Sure, Cobb could’ve been given Arthur’s loaded die, Ariadne’s chess piece, or Eames’ poker chip, but again – HOW UNDERWHELMING WOULD THAT SHIT BE?
Seriously, people – imagine the last scene of the movie and sub out the top with any of the other totems. The only thing that could be reasonably spun is the chip, but other than that, Cobb would just weigh the die or the chess piece or the chip in his hand and we could only rely on DiCaprio’s facial gestures to tell us whether or not it’s real, or in the case of the ending, that he can now take a leap of faith.
The imagery would not be nearly as powerful, and by having a totem test that we cannot see and participate in – having him weigh it in his hand – we are not put in his shoes, distancing us from the dilemma of the protagonist. By contrast, in the film, both Cobb and the audience watch and wait for the top’s verdict, drawing us in.
And now, for the more practical rebuttal:
Cobb never let Ariadne hold his totem. He did explicitly say that whether or not it topples is part of its essential properties, but going only off the information Cobb confided to Ariadne, no one could make an exact copy of his totem in a dream. They could make one that would topple, sure. But if Cobb felt the texture of the top, weighed it in his hand, and it wasn’t right, he wouldn’t even have to spin the totem.

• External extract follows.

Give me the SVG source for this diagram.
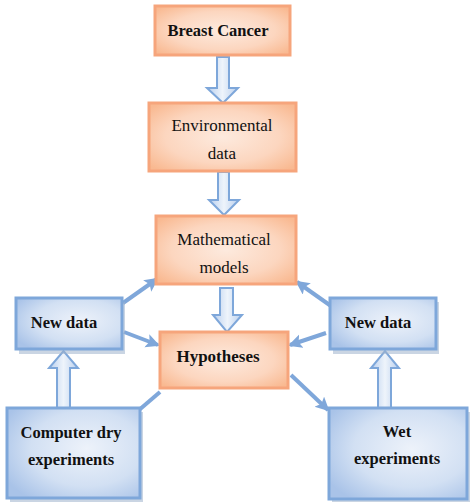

Yeah, if he were to tell Ariadne all of this, I guess it would be more realistic, would cover more narrative bases.
But then again, a concept called artistic license just told you to GO FUCK YOURSELF.
The point is the wobbling is only one of the many features of Cobb’s totem that would help him determine his reality. His telling Ariadne about the wobbling would not be putting him in any danger. And of course, that moment is integral in helping us understand the later flashbacks with the top.